There are serious cuts in community colleges in the US
Adelina Marini, July 2, 2009
In spite that a lot of analysts say that the US is going out of the recession, the information regarding education speaks about the opposite. The "Washington post" newspaper reports that hundreds of thousands of students are likely to be turned away from low-cost community colleges across the country over the next year because of funding cuts at the very time that record numbers of students are flocking to the open-admission schools. The administration of president Obama is promising to help the country's almost 1,200 community colleges, which educate about 12 million students, or 44 percent of all undergraduates, including the majority of blacks and Hispanics, the paper says, but the biggest problem is that community colleges experience hard times because the state and local municipalities that provide 60% of the funding of the colleges have to cut their expenses because of the recession.
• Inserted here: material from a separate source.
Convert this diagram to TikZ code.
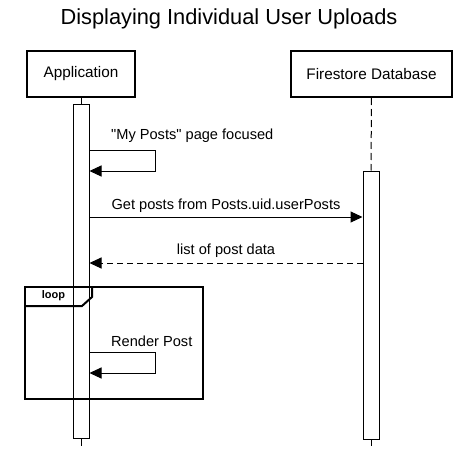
\documentclass[tikz,border=0pt]{standalone}
\usepackage{fontspec}
\setmainfont{Liberation Sans}[Ligatures=TeXOff]
\usetikzlibrary{arrows.meta}
\begin{document}
\begin{tikzpicture}[x=1pt,y=-1pt,
  actor/.style={draw, line width=2pt, minimum height=46pt, inner sep=0pt, font=\fontsize{15.3}{17}\selectfont},
  bar/.style={draw, fill=white, line width=1pt, minimum width=16pt, inner sep=0pt},
  msg/.style={line width=1pt, -{Triangle[length=12pt,width=11pt]}},
  reply/.style={msg, dash pattern=on 6pt off 4pt},
  lbl/.style={font=\fontsize{14.6}{16}\selectfont, inner sep=0pt},
  frame/.style={line width=2pt}]
\useasboundingbox (0,0) rectangle (459,455);
\node[font=\fontsize{21.8}{24}\selectfont] (title) at (229,19) {Displaying Individual User Uploads};
\node[actor, minimum width=108pt] (app) at (81,74) {\raisebox{-1pt}{Application}};
\node[actor, minimum width=161pt] (fs) at (371.5,74) {\raisebox{-1pt}{Firestore Database}};
\coordinate (append) at (81,446);
\coordinate (fsend) at (371,446);
\node[bar, minimum height=334pt] (appbar) at (81,271) {};
\node[bar, minimum height=268pt] (fsbar) at (371,305) {};
\draw[line width=1pt] (app.south) -- (appbar.north);
\draw[line width=1pt] (appbar.south) -- (append);
\draw[line width=1pt, dash pattern=on 7pt off 4pt] (fs.south) -- (fsbar.north);
\draw[line width=1pt] (fsbar.south) -- (fsend);
% self message 1
\coordinate (s1) at (155,150);
\coordinate (s1b) at (155,171);
\draw[msg] (appbar.east |- s1) -- (s1) -- (s1b) -- (appbar.east |- s1b);
\node[lbl, anchor=west] (l1) at (111,136) {"My Posts" page focused};
% message 2
\coordinate (m2) at (0,217);
\draw[msg] (appbar.east |- m2) -- (fsbar.west |- m2);
\node[lbl] (l2) at (226,206) {Get posts from Posts.uid.userPosts};
% message 3
\coordinate (m3) at (0,263);
\draw[reply] (fsbar.west |- m3) -- (appbar.east |- m3);
\node[lbl] (l3) at (226,251) {list of post data};
% loop frame
\node[frame, draw, minimum width=178pt, minimum height=112pt, anchor=north west, inner sep=0pt] (loop) at (24,286) {};
\coordinate (tabr) at (92,286);
\coordinate (tabc) at (92,297);
\coordinate (tabd) at (82,306);
\draw[frame] (loop.west |- tabd) -- (tabd) -- (tabc) -- (tabr);
\node[font=\bfseries\fontsize{11}{13}\selectfont, inner sep=0pt] (looplbl) at (53.5,296) {loop};
% render post
\coordinate (s2) at (155,352);
\coordinate (s2b) at (155,373);
\draw[msg] (appbar.east |- s2) -- (s2) -- (s2b) -- (appbar.east |- s2b);
\node[lbl, anchor=west] (l4) at (111,341) {Render Post};
\end{tikzpicture}
\end{document}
There are colleges that already cut 10% of their expenses, the paper reports. At the same time, high unemployment is driving more people to seek low-cost retraining. And difficult economic times are prompting some parents to send their children to two-year schools rather than more expensive four-year institutions. The result is an unprecedented surge in the number of applicants to community colleges.
Average tuition and fees total about $2,400 per student, compared with the average tuition of $6,600 for in-state public four-year colleges. Another worrying news is that the most vulnerable are the students from minorities.
In Bulgaria all budget institutions get only 90% of their financing which is one of the measures to curb with the crisis. Recently school teachers warned that some schools have already started receiving even less of the financing which might lead to many schools close for the next school year which starts on the 15th of September. The Ministry of Finance said this was not true.
In the mean time the Ministry announced that the data for May show that the budget was not in deficit for May and even realised a surplus of 105 mn lv (50 mn euro). But economists warned a day ago that the months from the beginning of the year, without April, have been in deficit for the budget. A large part of political parties in Bulgaria also say they do not trust the data of the government.